As LeVine talks with Lansky, he’s astounded to find violinist Stern’s college-age daughter, Barbara, approaching their table. LeVine had already met Barbara in New York, and she’s as intelligent and calculating as she is comely. (“She had thick black hair, brown, almond-shaped eyes, a beautifully sculpted nose, and a mouth you couldn’t look at for long without becoming thoroughly ashamed of yourself.”) Barbara admits that at a tender age, she’d been the elder Lansky’s lover. It was a time in her precocious youth which she calls a “totally fascinating episode.” Their affair, though, is long over, and she and LeVine embark on a tryst that very night. But they’ve hardly pulled down the bedsheets, when LeVine is extracted from the hotel with help from a blackjack. He awakens aboard a yacht bound for Miami, Florida, and discovers his fellow passenger is the real Toscanini, who believes the FBI is protecting him from Italian fascist gunmen. From that point onward, things move very quickly and in much better focus, beginning with the next stop: Vegas.

(Right) Author Andrew Bergman

There, LeVine manages to escape his captors, and—disguised in a hideous toupee—commences to snoop. He realizes how deep in trouble he is when he sees Lucky Luciano gambling in a casino. The putatively persona non grata mobster, and Lansky’s wingman—deported to Italy back in 1946—is in the country illegally, and without a doubt is conniving with both Lansky and NBC’s Aaron. After Barbara shows up in Sin City herself, she and LeVine grab Toscanini and then negotiate a cross-country obstacle course to get the genuine Maestro back to New York, and safety.
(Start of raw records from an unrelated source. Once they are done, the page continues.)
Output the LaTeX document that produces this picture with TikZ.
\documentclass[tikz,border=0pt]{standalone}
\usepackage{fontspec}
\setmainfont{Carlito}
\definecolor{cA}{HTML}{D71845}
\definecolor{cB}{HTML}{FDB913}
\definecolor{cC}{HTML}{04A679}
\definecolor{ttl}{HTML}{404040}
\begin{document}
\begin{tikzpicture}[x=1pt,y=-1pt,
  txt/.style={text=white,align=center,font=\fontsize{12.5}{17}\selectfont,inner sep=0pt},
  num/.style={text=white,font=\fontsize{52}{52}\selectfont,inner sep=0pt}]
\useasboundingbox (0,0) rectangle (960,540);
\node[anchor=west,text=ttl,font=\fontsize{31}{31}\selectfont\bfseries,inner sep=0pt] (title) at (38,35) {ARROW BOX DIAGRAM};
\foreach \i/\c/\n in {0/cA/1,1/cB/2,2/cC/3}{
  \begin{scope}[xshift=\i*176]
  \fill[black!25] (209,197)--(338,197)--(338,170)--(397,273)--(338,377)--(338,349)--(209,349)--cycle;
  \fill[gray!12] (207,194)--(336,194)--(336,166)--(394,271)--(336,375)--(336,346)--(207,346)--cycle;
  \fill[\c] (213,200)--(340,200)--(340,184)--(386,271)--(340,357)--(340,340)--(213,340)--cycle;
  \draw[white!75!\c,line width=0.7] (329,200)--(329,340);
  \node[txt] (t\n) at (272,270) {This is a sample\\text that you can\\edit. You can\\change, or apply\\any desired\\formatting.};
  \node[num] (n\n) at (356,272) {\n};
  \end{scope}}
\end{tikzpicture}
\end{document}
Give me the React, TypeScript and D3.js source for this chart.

Released in 2001, this third installment in the LeVine series was a definite late-comer, arriving in bookstores 26 years after the publication of Hollywood and Levine. No doubt that delay was due to Bergman’s intense work schedule as a Hollywood screenwriter and director. His film credits include Blazing Saddles, The Freshman, and Honeymoon in Vegas.
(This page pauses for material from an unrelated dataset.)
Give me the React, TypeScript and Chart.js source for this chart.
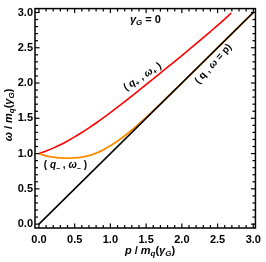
import React, { useEffect, useRef } from 'react';
import { Chart, registerables } from 'chart.js';

Chart.register(...registerables);

// ω+ branch (red)
const pPlus = [0, 0.1, 0.2, 0.3, 0.4, 0.5, 0.6, 0.7, 0.8, 0.9, 1.0, 1.2, 1.4, 1.6, 1.8, 2.0, 2.2, 2.4, 2.6, 2.69];
const omegaPlus = [1.0, 1.035, 1.077, 1.125, 1.178, 1.236, 1.298, 1.364, 1.433, 1.505, 1.58, 1.735, 1.895, 2.06, 2.225, 2.39, 2.56, 2.73, 2.905, 2.99];

// ω- branch (orange)
const pMinus = [0, 0.1, 0.2, 0.3, 0.4, 0.5, 0.6, 0.7, 0.8, 0.9, 1.0, 1.1, 1.2, 1.3, 1.4, 1.5, 1.6, 1.8, 2.0, 2.5, 3.0];
const omegaMinus = [1.0, 0.969, 0.949, 0.938, 0.935, 0.938, 0.949, 0.971, 1.007, 1.053, 1.11, 1.177, 1.252, 1.335, 1.421, 1.513, 1.607, 1.802, 2.0, 2.5, 3.0];

// light cone ω = p (black)
const pLight = [0, 3];
const omegaLight = [0, 3];

const xTickLabels = [0, 0.5, 1.0, 1.5, 2.0, 2.5, 3.0];
const yTickLabels = [0, 0.5, 1.0, 1.5, 2.0, 2.5, 3.0];

const FAM = '"Liberation Sans", Arial, sans-serif';
const B = (s: number) => `bold ${s}px ${FAM}`;
const BI = (s: number) => `italic bold ${s}px ${FAM}`;

type Seg = { t: string; font: string; dy?: number };

function drawRich(ctx: CanvasRenderingContext2D, segs: Seg[], cx: number, cy: number, angle: number) {
  ctx.save();
  ctx.translate(cx, cy);
  ctx.rotate(angle);
  let w = 0;
  for (const s of segs) {
    ctx.font = s.font;
    w += ctx.measureText(s.t).width;
  }
  let xx = -w / 2;
  ctx.textBaseline = 'middle';
  ctx.textAlign = 'left';
  ctx.fillStyle = '#000';
  for (const s of segs) {
    ctx.font = s.font;
    ctx.fillText(s.t, xx, s.dy || 0);
    xx += ctx.measureText(s.t).width;
  }
  ctx.restore();
}

const framePlugin = {
  id: 'framePlugin',
  afterDraw(chart: any) {
    const { ctx, chartArea: a, scales } = chart;
    const x = scales.x;
    const y = scales.y;
    ctx.save();
    ctx.strokeStyle = '#000';
    ctx.lineWidth = 1.5;
    ctx.strokeRect(a.left, a.top, a.right - a.left, a.bottom - a.top);
    ctx.lineWidth = 1.2;
    const line = (x1: number, y1: number, x2: number, y2: number) => {
      ctx.beginPath();
      ctx.moveTo(x1, y1);
      ctx.lineTo(x2, y2);
      ctx.stroke();
    };
    for (let i = 0; i <= 30; i++) {
      const v = i / 10;
      const len = i % 5 === 0 ? 4.5 : 3;
      const px = x.getPixelForValue(v);
      line(px, a.bottom, px, a.bottom - len);
      line(px, a.top, px, a.top + len);
      const py = y.getPixelForValue(v);
      line(a.left, py, a.left + len, py);
      line(a.right, py, a.right - len, py);
    }
    ctx.restore();

    // axis titles
    const xt: Seg[] = [
      { t: 'p', font: BI(11) },
      { t: ' / ', font: B(11) },
      { t: 'm', font: BI(11) },
      { t: 'q', font: BI(8), dy: 3 },
      { t: '(', font: B(11) },
      { t: 'γ', font: BI(11) },
      { t: 'G', font: BI(8), dy: 3 },
      { t: ')', font: B(11) },
    ];
    drawRich(ctx, xt, 150, 251, 0);
    const yt: Seg[] = [
      { t: 'ω', font: BI(11) },
      { t: ' / ', font: B(11) },
      { t: 'm', font: BI(11) },
      { t: 'q', font: BI(8), dy: 3 },
      { t: '(', font: B(11) },
      { t: 'γ', font: BI(11) },
      { t: 'G', font: BI(8), dy: 3 },
      { t: ')', font: B(11) },
    ];
    drawRich(ctx, yt, 9, 115, -Math.PI / 2);

    // annotations (anchored through the scales)
    const P = (vx: number, vy: number) => [x.getPixelForValue(vx), y.getPixelForValue(vy)];
    let [ax, ay] = P(1.49, 2.89);
    drawRich(ctx, [
      { t: 'γ', font: BI(11) },
      { t: 'G', font: BI(8), dy: 3 },
      { t: ' = 0', font: B(11) },
    ], ax, ay, 0);

    [ax, ay] = P(1.45, 2.09);
    drawRich(ctx, [
      { t: '( ', font: B(10) },
      { t: 'q', font: BI(10) },
      { t: '+', font: B(7), dy: 3 },
      { t: ' , ', font: B(10) },
      { t: 'ω', font: BI(10) },
      { t: '+', font: B(7), dy: 3 },
      { t: ' )', font: B(10) },
    ], ax, ay, -33 * Math.PI / 180);

    [ax, ay] = P(2.44, 2.27);
    drawRich(ctx, [
      { t: '( ', font: B(10) },
      { t: 'q', font: B(10) },
      { t: ' , ', font: B(10) },
      { t: 'ω', font: BI(10) },
      { t: ' = ', font: B(10) },
      { t: 'p', font: B(10) },
      { t: ')', font: B(10) },
    ], ax, ay, -48 * Math.PI / 180);

    [ax, ay] = P(0.37, 0.83);
    drawRich(ctx, [
      { t: '( ', font: B(10) },
      { t: 'q', font: BI(10) },
      { t: '−', font: B(7), dy: 3 },
      { t: ' , ', font: B(10) },
      { t: 'ω', font: BI(10) },
      { t: '−', font: B(7), dy: 3 },
      { t: ' )', font: B(10) },
    ], ax, ay, 0);
  },
};

export default function App() {
  const ref = useRef<HTMLCanvasElement | null>(null);
  useEffect(() => {
    if (!ref.current) return;
    const mk = (ps: number[], ws: number[]) => ps.map((p, i) => ({ x: p, y: ws[i] }));
    const tickFont = { family: FAM, weight: 'bold' as const, size: 11 };
    const chart = new Chart(ref.current, {
      type: 'scatter',
      data: {
        datasets: [
          { data: mk(pLight, omegaLight), borderColor: '#000', borderWidth: 1.6, showLine: true, pointRadius: 0, order: 0 },
          { data: mk(pMinus, omegaMinus), borderColor: 'rgb(255,140,0)', borderWidth: 1.8, showLine: true, pointRadius: 0, order: 1, cubicInterpolationMode: 'monotone' },
          { data: mk(pPlus, omegaPlus), borderColor: 'rgb(255,0,0)', borderWidth: 1.6, showLine: true, pointRadius: 0, order: 2, cubicInterpolationMode: 'monotone' },
        ],
      },
      options: {
        responsive: false,
        animation: false,
        layout: { padding: { top: 3, right: 5, left: 0, bottom: 0 } },
        plugins: { legend: { display: false }, tooltip: { enabled: false } },
        scales: {
          x: {
            type: 'linear',
            min: -0.055,
            max: 3.03,
            grid: { display: false, drawTicks: false },
            border: { display: false },
            afterBuildTicks: (s: any) => { s.ticks = xTickLabels.map((v) => ({ value: v })); },
            afterFit: (s: any) => { s.height = 34; },
            ticks: { color: '#000', font: tickFont, padding: 5, autoSkip: false, maxRotation: 0, callback: (v: any) => Number(v).toFixed(1) },
          },
          y: {
            type: 'linear',
            min: -0.055,
            max: 3.055,
            grid: { display: false, drawTicks: false },
            border: { display: false },
            afterBuildTicks: (s: any) => { s.ticks = yTickLabels.map((v) => ({ value: v })); },
            afterFit: (s: any) => { s.width = 35; },
            ticks: { color: '#000', font: tickFont, padding: 2, autoSkip: false, callback: (v: any) => Number(v).toFixed(1) },
          },
        },
      },
      plugins: [framePlugin],
    } as any);
    return () => chart.destroy();
  }, []);
  return (
    <div style={{ position: 'absolute', left: 0, top: 0, width: 266, height: 262, background: '#fff' }}>
      <canvas ref={ref} width={266} height={262} style={{ width: 266, height: 262, display: 'block' }} />
    </div>
  );
}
Whether the now 75-year-old Bergman will ever offer up a fourth LeVine yarn is anybody’s guess. Perhaps he’s sequestered Jack in some literary Witness Protection Program until it’s safe for him to emerge once more. After all, in Tender Is LeVine, that Jewish gumshoe managed to foil the grand plans of the most powerful criminals in the world and, at the end of the book, reached an unspoken and undefined détente with them. But isn’t two decades of his silence long enough? With the world as crazy as it is these days, it would seem an excellent time for Bergman to bring Jack LeVine out of the shadows and back onto the gritty streets of Gotham.